### YOUR OBJECTIVE:
Print the lines from the one that contains "What React, TypeScript" to the one that contains "YAxis, LabelList, Legend", inclusive, exactly as they appear, and please drop any pictures.

Records from a dataset:
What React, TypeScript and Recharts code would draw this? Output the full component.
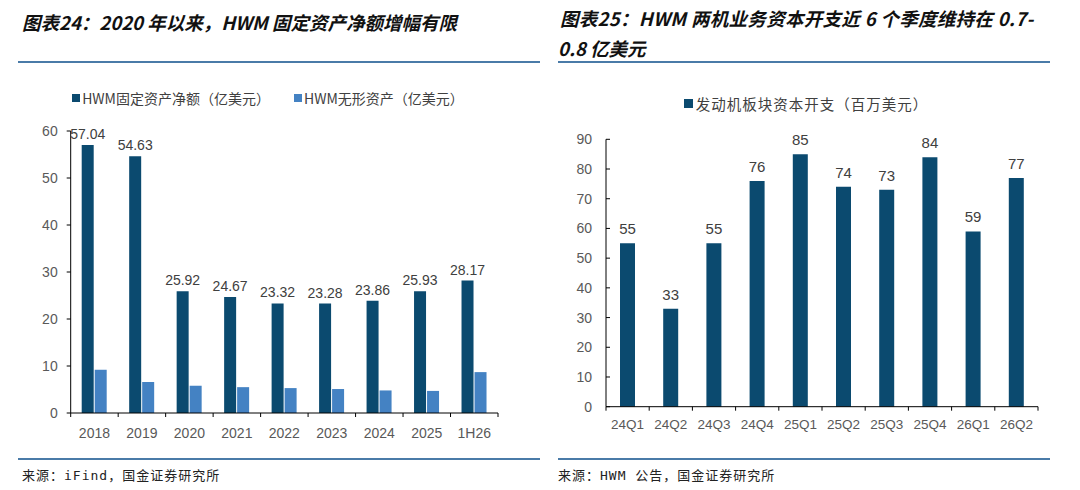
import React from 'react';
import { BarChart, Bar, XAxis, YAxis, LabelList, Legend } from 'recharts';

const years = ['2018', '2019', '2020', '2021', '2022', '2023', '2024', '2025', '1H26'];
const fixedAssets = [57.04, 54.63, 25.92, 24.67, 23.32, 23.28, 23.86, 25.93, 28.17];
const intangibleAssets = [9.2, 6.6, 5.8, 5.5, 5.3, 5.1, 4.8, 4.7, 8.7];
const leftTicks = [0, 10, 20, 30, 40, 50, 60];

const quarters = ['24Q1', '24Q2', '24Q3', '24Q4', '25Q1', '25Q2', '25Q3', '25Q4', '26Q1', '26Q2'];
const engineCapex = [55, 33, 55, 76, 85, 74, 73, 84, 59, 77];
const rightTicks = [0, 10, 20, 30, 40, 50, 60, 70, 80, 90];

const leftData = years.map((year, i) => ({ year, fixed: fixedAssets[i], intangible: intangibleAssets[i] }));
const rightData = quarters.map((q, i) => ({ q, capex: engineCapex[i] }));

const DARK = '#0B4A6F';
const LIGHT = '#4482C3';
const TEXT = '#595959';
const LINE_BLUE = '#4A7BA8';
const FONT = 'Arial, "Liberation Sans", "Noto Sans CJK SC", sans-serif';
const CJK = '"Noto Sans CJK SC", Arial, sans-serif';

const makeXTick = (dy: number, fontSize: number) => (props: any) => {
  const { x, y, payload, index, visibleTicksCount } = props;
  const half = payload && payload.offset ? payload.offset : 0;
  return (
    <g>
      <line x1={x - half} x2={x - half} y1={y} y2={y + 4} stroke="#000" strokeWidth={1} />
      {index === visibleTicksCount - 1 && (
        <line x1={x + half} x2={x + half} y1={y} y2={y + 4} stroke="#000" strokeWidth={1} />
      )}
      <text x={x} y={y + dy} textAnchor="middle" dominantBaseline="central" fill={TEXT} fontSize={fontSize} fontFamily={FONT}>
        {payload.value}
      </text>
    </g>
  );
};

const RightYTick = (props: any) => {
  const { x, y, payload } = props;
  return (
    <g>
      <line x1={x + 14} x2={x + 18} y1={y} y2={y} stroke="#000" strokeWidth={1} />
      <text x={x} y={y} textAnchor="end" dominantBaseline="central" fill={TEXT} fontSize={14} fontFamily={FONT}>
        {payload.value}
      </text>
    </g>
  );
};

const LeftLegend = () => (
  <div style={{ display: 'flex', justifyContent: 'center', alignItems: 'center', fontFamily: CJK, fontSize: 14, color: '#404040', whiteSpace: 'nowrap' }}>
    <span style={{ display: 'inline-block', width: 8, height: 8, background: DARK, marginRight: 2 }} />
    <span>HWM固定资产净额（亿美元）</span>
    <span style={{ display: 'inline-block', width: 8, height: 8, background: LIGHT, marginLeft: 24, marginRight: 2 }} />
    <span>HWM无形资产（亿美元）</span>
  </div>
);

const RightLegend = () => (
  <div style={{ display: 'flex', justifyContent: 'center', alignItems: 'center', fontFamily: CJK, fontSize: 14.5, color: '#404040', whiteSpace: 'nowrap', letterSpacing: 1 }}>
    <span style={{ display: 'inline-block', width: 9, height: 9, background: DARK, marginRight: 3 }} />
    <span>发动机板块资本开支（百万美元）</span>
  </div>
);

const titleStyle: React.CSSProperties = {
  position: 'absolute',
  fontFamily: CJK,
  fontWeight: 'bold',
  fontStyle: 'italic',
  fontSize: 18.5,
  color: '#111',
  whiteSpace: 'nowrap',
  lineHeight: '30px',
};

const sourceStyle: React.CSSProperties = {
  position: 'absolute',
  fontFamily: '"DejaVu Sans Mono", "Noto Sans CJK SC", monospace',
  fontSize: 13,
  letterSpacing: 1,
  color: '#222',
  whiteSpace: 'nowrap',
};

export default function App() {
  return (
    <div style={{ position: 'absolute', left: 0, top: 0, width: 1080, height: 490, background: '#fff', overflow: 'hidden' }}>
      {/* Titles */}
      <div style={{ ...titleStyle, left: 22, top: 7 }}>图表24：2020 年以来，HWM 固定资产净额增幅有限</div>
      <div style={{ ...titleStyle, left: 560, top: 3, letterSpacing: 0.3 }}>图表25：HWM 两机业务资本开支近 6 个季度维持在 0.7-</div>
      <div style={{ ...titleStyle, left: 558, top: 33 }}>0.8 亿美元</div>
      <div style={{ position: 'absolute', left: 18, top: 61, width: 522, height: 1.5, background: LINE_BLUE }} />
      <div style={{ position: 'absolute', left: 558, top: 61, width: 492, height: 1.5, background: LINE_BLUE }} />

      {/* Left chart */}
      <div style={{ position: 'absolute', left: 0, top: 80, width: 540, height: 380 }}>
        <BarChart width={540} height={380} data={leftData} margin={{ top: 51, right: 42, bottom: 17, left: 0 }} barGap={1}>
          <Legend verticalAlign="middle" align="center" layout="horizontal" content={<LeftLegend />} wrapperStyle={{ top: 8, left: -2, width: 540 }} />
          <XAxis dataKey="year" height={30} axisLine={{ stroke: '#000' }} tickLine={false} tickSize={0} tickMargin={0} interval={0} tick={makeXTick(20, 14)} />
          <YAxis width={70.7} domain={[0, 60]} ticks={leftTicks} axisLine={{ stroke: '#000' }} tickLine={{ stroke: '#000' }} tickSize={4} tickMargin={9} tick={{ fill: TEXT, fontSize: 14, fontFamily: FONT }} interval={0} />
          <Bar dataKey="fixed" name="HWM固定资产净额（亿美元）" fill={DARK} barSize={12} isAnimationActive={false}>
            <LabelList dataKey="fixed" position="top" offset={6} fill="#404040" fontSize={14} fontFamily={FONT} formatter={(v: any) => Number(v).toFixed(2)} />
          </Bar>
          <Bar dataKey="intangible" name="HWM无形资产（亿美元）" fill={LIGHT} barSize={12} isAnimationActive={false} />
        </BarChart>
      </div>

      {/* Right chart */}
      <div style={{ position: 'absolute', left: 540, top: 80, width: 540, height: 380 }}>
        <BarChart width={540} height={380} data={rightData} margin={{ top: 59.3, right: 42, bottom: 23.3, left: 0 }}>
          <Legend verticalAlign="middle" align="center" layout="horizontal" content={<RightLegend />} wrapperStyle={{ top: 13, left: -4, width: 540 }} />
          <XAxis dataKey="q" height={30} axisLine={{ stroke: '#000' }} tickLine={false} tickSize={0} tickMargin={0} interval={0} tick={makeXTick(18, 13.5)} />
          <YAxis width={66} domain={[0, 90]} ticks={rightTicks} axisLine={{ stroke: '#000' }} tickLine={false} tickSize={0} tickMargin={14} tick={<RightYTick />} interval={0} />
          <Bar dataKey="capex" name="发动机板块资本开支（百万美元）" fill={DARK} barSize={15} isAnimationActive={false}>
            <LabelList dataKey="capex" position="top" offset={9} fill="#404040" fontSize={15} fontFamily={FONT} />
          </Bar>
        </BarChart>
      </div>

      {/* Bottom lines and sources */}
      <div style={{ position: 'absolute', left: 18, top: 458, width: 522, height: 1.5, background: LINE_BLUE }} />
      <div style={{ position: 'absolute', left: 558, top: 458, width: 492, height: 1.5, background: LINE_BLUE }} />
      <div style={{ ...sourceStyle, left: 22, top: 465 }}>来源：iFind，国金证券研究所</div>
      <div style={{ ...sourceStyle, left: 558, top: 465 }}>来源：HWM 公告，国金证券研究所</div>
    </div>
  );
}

==

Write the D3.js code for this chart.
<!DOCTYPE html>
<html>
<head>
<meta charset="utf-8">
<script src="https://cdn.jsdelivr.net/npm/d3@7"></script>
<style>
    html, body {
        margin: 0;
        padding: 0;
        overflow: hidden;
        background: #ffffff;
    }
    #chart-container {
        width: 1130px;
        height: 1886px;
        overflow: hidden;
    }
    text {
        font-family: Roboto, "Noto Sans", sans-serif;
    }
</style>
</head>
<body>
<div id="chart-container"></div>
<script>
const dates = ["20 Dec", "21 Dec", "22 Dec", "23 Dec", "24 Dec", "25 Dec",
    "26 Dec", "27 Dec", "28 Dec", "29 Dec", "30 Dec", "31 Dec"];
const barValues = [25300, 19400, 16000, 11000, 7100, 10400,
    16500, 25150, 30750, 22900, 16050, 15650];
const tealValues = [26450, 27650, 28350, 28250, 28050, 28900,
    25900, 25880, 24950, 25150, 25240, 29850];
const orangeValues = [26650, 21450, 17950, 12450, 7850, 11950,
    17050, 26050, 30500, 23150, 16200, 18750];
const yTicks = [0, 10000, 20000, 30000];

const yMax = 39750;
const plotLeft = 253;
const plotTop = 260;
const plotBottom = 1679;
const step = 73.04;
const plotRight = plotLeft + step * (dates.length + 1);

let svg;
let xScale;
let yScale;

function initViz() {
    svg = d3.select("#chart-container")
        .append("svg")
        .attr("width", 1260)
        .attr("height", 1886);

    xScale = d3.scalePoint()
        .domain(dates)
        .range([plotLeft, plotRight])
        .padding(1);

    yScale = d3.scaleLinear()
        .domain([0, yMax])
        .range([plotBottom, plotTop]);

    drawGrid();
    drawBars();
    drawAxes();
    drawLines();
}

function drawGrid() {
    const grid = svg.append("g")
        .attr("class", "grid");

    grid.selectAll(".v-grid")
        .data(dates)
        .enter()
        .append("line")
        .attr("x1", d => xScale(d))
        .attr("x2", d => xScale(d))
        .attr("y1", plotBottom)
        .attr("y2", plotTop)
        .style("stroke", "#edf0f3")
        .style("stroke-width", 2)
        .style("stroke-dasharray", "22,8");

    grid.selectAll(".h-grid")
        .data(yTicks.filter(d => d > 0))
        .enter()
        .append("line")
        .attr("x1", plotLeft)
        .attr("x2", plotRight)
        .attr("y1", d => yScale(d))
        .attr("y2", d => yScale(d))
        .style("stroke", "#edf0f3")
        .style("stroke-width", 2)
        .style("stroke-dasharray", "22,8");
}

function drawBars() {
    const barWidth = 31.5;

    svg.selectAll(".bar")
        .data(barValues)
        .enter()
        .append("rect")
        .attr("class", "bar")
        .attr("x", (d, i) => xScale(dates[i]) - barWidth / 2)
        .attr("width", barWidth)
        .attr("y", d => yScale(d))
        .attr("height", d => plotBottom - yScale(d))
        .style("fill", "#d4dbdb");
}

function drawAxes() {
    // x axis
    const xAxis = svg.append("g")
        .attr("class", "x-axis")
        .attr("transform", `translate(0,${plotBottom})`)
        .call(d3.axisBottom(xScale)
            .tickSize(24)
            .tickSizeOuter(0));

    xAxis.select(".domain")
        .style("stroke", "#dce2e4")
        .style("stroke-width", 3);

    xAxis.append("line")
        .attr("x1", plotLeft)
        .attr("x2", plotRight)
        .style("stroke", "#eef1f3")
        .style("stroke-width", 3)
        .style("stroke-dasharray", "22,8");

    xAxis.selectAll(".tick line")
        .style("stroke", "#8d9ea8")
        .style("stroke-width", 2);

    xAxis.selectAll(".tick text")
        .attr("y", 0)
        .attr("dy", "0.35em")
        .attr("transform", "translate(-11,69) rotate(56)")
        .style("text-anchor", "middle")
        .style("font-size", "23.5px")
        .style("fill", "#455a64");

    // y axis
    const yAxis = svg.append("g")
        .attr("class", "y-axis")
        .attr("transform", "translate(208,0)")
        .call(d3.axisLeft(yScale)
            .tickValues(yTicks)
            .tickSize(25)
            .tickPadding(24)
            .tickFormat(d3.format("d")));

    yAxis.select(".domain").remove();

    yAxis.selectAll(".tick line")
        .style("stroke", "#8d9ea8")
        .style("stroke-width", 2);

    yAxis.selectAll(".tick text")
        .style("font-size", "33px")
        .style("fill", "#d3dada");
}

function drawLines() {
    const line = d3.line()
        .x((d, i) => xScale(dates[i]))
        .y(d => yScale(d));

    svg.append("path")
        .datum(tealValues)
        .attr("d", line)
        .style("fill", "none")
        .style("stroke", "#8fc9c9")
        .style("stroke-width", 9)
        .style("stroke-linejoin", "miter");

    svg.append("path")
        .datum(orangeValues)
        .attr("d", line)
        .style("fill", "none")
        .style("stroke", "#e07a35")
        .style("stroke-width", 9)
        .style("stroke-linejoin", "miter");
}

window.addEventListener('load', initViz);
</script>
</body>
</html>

### TASK SOLUTION:
What React, TypeScript and Recharts code would draw this? Output the full component.
import React from 'react';
import { BarChart, Bar, XAxis, YAxis, LabelList, Legend } from 'recharts';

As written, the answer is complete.